2. They contribute to the economy—paying taxes, starting businesses, filling critical labor shortages.
3. The real cause of wage stagnation isn’t immigration—it’s corporate practices, deunionization, and automation.
But that’s not a convenient political message. So instead, we get the usual fearmongering: talk of invasions, criminals, murderers, rapists—a narrative that has been used over and over again in American history. The Irish were called “drunkards and criminals.” Italians were accused of bringing the mafia. Chinese immigrants were branded as an economic threat. And now, the same script is playing out with Latinos.
But here’s something worth noting: When you look at the 11 million unauthorized immigrants in the U.S., nearly half didn’t cross the border illegally—they came legally, on visas, and overstayed. That includes Canadians and Europeans, but no one is calling for mass deportations of them. The reality is, this is about race, not law and order.
And at the end of the day, this isn’t really a crisis of immigration—it’s a crisis of policy failure. The U.S. economy relies on immigrant labor, but the system criminalizes the very people it depends on. It creates illegality, then uses that illegality to justify inaction.

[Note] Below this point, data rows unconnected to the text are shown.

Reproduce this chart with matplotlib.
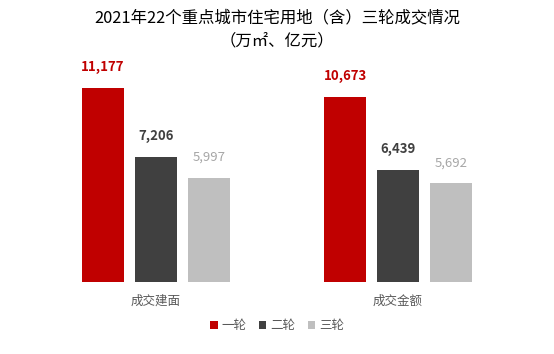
import matplotlib.pyplot as plt
import numpy as np

plt.rcParams['font.family'] = ['Noto Sans CJK SC', 'DejaVu Sans']

# data
categories = ['成交建面', '成交金额']
series = ['一轮', '二轮', '三轮']
round1 = [11177, 10673]
round2 = [7206, 6439]
round3 = [5997, 5692]

colors = ['#C00000', '#404040', '#BFBFBF']
label_colors = ['#C00000', '#404040', '#A6A6A6']
label_weights = ['bold', 'bold', 'normal']

fig = plt.figure(figsize=(5.54, 3.54), dpi=100)
# axes placed in figure pixels: left 35, right 519, bottom 282, top 60
ax = fig.add_axes([35 / 554, (354 - 282) / 354, 484 / 554, 222 / 354])

x = np.arange(len(categories))
offset = 0.219
width = 0.174
values = [round1, round2, round3]

for i, (name, vals) in enumerate(zip(series, values)):
    pos = x + (i - 1) * offset
    bars = ax.bar(pos, vals, width=width, color=colors[i], label=name)
    for b, v in zip(bars, vals):
        ax.annotate(f'{v:,}', (b.get_x() + b.get_width() / 2, v),
                    xytext=(0, 10), textcoords='offset points',
                    ha='center', va='bottom', fontsize=9.5,
                    color=label_colors[i], fontweight=label_weights[i])

ax.set_xlim(-0.5, 1.5)
ax.set_ylim(0, 12800)
ax.set_xticks(x)
ax.set_xticklabels(categories, fontsize=9, color='#595959')
ax.tick_params(axis='x', length=0, pad=9)
ax.set_yticks([])
for s in ax.spines.values():
    s.set_visible(False)

fig.text(0.5, 1 - 18 / 354, '2021年22个重点城市住宅用地（含）三轮成交情况',
         ha='center', va='center', fontsize=11.8, color='#000000')
fig.text(0.5, 1 - 41 / 354, '（万㎡、亿元）',
         ha='center', va='center', fontsize=11.8, color='#000000')

leg = fig.legend(loc='center', bbox_to_anchor=(0.5, 1 - 326 / 354), ncol=3,
                 frameon=False, fontsize=9, handlelength=0.6, handleheight=0.6,
                 handletextpad=0.3, columnspacing=1.0)
for t in leg.get_texts():
    t.set_color('#595959')

fig.savefig('out.png', dpi=100)
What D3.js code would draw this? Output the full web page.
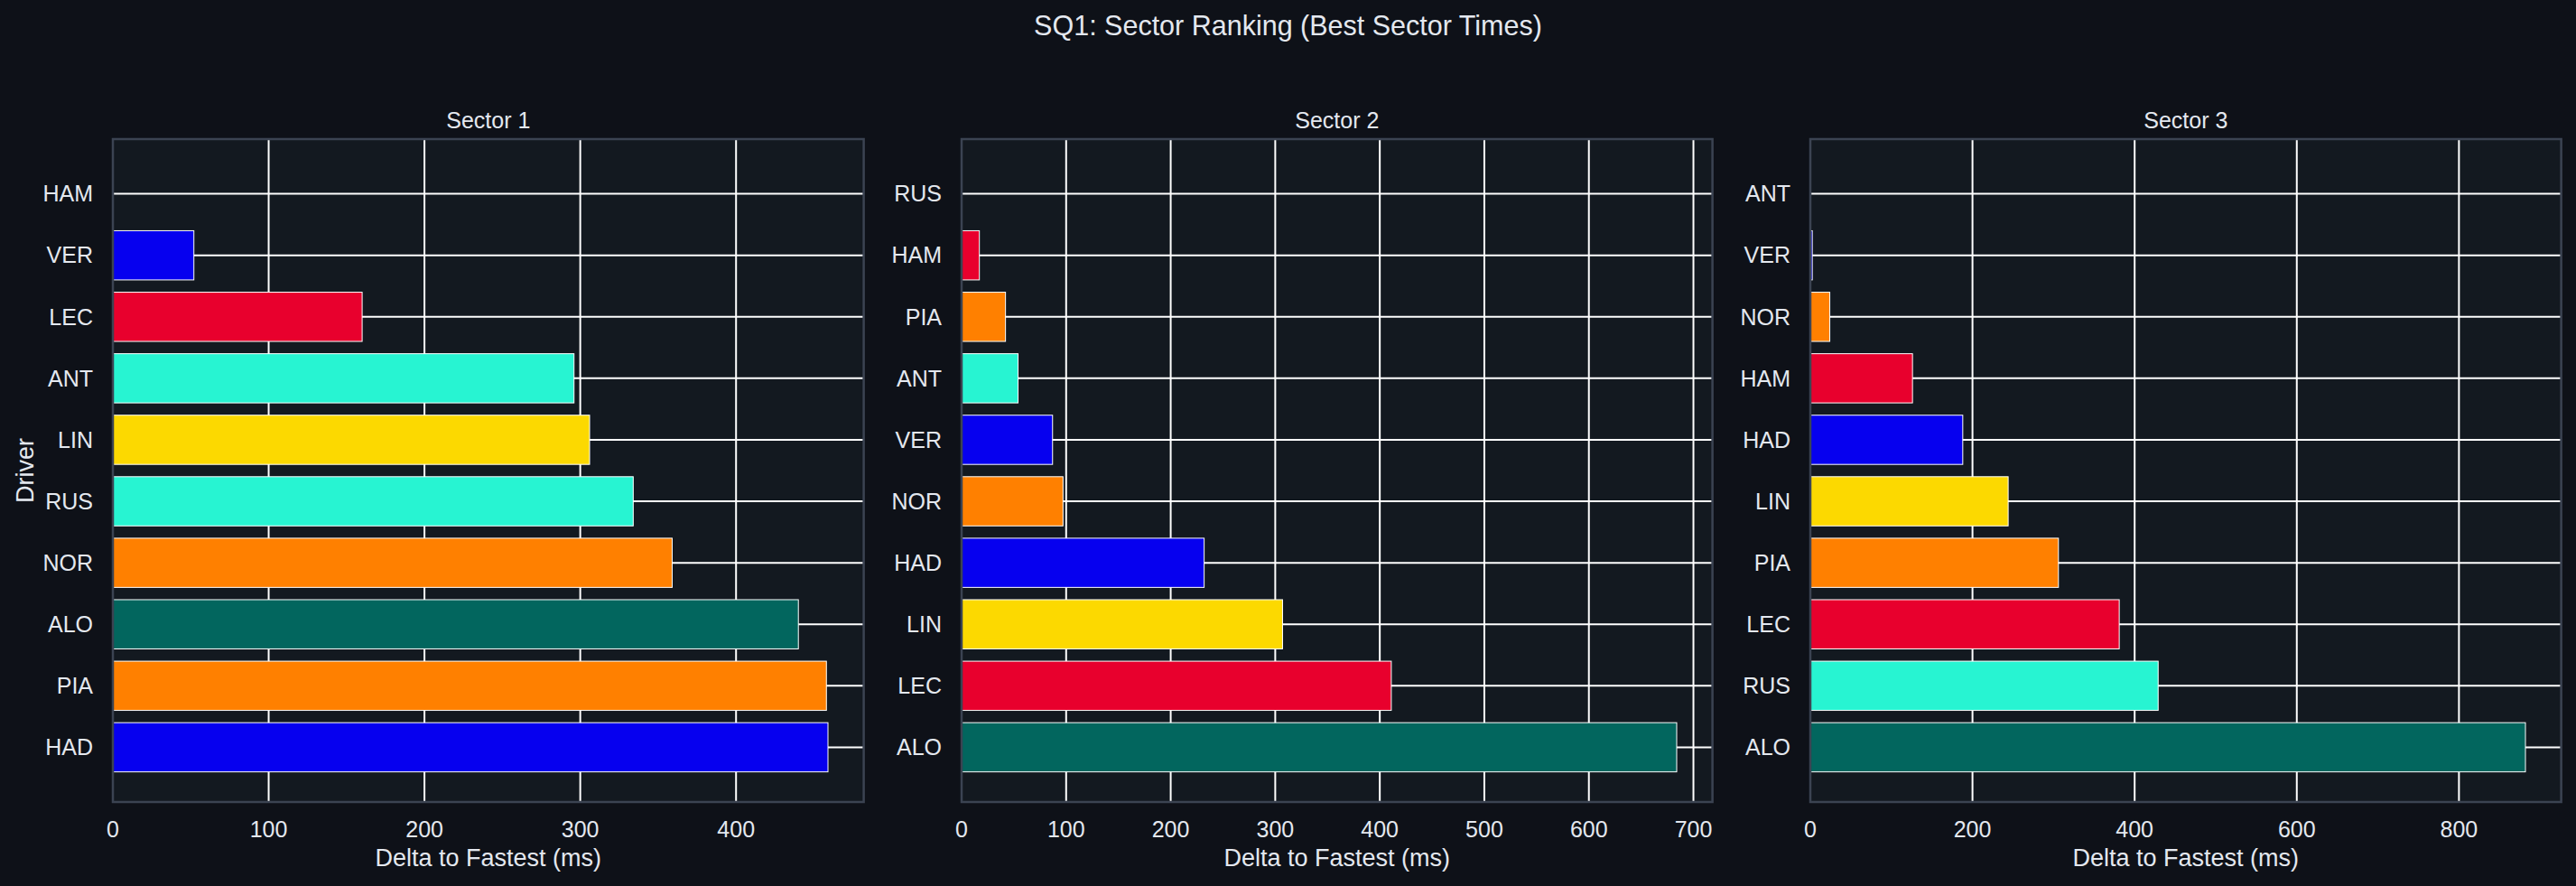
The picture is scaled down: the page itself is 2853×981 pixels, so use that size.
<!DOCTYPE html>
<html>
<head>
<meta charset="utf-8">
<script src="https://cdn.jsdelivr.net/npm/d3@7"></script>
<style>
  html, body { margin: 0; padding: 0; background: #0e1118; }
  svg { display: block; }
  text { font-family: "Liberation Sans", Arial, sans-serif; fill: #e4e8ef; }
</style>
</head>
<body>
<div id="chart"></div>
<script>
// ---- data (ms behind the fastest sector time) ----
var sectorTitles = ["Sector 1", "Sector 2", "Sector 3"];

var s1Drivers = ["HAM", "VER", "LEC", "ANT", "LIN", "RUS", "NOR", "ALO", "PIA", "HAD"];
var s1Delta   = [0, 52, 160, 296, 306, 334, 359, 440, 458, 459];
var s1Ticks   = [0, 100, 200, 300, 400];

var s2Drivers = ["RUS", "HAM", "PIA", "ANT", "VER", "NOR", "HAD", "LIN", "LEC", "ALO"];
var s2Delta   = [0, 17, 42, 54, 87, 97, 232, 307, 411, 684];
var s2Ticks   = [0, 100, 200, 300, 400, 500, 600, 700];

var s3Drivers = ["ANT", "VER", "NOR", "HAM", "HAD", "LIN", "PIA", "LEC", "RUS", "ALO"];
var s3Delta   = [0, 2.4, 24, 126, 188, 244, 306, 381, 429, 882];
var s3Ticks   = [0, 200, 400, 600, 800];

// team colours per driver
var driverColor = {
  VER: "#0600ef", HAD: "#0600ef",
  LEC: "#e8002d", HAM: "#e8002d",
  ANT: "#27f4d2", RUS: "#27f4d2",
  NOR: "#ff8000", PIA: "#ff8000",
  ALO: "#02665e",
  LIN: "#fcd900"
};

var W = 2853, H = 981;
var plotTop = 154, plotBottom = 888;
var plotW = 831.6, firstLeft = 125, panelStep = 940;

var svg = d3.select("#chart").append("svg")
    .attr("width", W)
    .attr("height", H);

svg.append("rect").attr("width", W).attr("height", H).attr("fill", "#0e1118");

svg.append("text")
    .attr("x", W / 2)
    .attr("y", 39)
    .attr("text-anchor", "middle")
    .style("font-size", "30.5px")
    .text("SQ1: Sector Ranking (Best Sector Times)");

var panels = [
  {drivers: s1Drivers, delta: s1Delta, ticks: s1Ticks},
  {drivers: s2Drivers, delta: s2Delta, ticks: s2Ticks},
  {drivers: s3Drivers, delta: s3Delta, ticks: s3Ticks}
];

panels.forEach(function(p, i) {
  var left = firstLeft + i * panelStep, right = left + plotW;
  var rows = p.drivers.map(function(d, j) { return {driver: d, value: p.delta[j]}; });

  // matplotlib-like 5% margin on the far end
  var x = d3.scaleLinear()
      .domain([0, d3.max(p.delta) * 1.05])
      .range([left, right]);

  var y = d3.scaleBand()
      .domain(p.drivers)
      .range([plotTop, plotBottom])
      .paddingInner(0.2)
      .paddingOuter(0.49);

  var g = svg.append("g");

  g.append("rect")
      .attr("x", left).attr("y", plotTop)
      .attr("width", plotW).attr("height", plotBottom - plotTop)
      .attr("fill", "#131920");

  // grid
  g.append("g").selectAll("line")
    .data(p.ticks)
    .enter().append("line")
      .attr("x1", function(d) { return x(d); })
      .attr("x2", function(d) { return x(d); })
      .attr("y1", plotTop).attr("y2", plotBottom)
      .attr("stroke", "#ffffff")
      .attr("stroke-width", 2);

  g.append("g").selectAll("line")
    .data(p.drivers)
    .enter().append("line")
      .attr("x1", left).attr("x2", right)
      .attr("y1", function(d) { return y(d) + y.bandwidth() / 2; })
      .attr("y2", function(d) { return y(d) + y.bandwidth() / 2; })
      .attr("stroke", "#ffffff")
      .attr("stroke-width", 2);

  // bars
  g.append("g").selectAll("rect")
    .data(rows)
    .enter().append("rect")
      .attr("x", x(0))
      .attr("y", function(d) { return y(d.driver); })
      .attr("width", function(d) { return x(d.value) - x(0); })
      .attr("height", y.bandwidth())
      .attr("fill", function(d) { return driverColor[d.driver]; })
      .attr("stroke", "#ffffff")
      .attr("stroke-width", 1);

  // spines
  g.append("rect")
      .attr("x", left).attr("y", plotTop)
      .attr("width", plotW).attr("height", plotBottom - plotTop)
      .attr("fill", "none")
      .attr("stroke", "#3b4352")
      .attr("stroke-width", 2.5);

  // tick labels
  g.append("g").selectAll("text")
    .data(p.ticks)
    .enter().append("text")
      .attr("x", function(d) { return x(d); })
      .attr("y", 927)
      .attr("text-anchor", "middle")
      .style("font-size", "25px")
      .text(function(d) { return d; });

  g.append("g").selectAll("text")
    .data(p.drivers)
    .enter().append("text")
      .attr("x", left - 22)
      .attr("y", function(d) { return y(d) + y.bandwidth() / 2; })
      .attr("dy", "0.35em")
      .attr("text-anchor", "end")
      .style("font-size", "25px")
      .text(function(d) { return d; });

  g.append("text")
      .attr("x", (left + right) / 2)
      .attr("y", 142)
      .attr("text-anchor", "middle")
      .style("font-size", "25px")
      .text(sectorTitles[i]);

  g.append("text")
      .attr("x", (left + right) / 2)
      .attr("y", 959)
      .attr("text-anchor", "middle")
      .style("font-size", "27px")
      .text("Delta to Fastest (ms)");

  if (i === 0) {
    g.append("text")
        .attr("transform", "translate(37," + (plotTop + plotBottom) / 2 + ")rotate(-90)")
        .attr("text-anchor", "middle")
        .style("font-size", "27px")
        .text("Driver");
  }
});
</script>
</body>
</html>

So the real question isn’t, “How do we stop migration?” The real question is: Are we ready to have a serious conversation about fixing a system that is broken by design? Or will we keep doing what we’ve done for decades—ignoring the root causes, militarizing the border, letting people die in the desert, and blaming immigrants for the failures of our own policies?
That’s the choice in front of us. And it’s long past time we made the right one.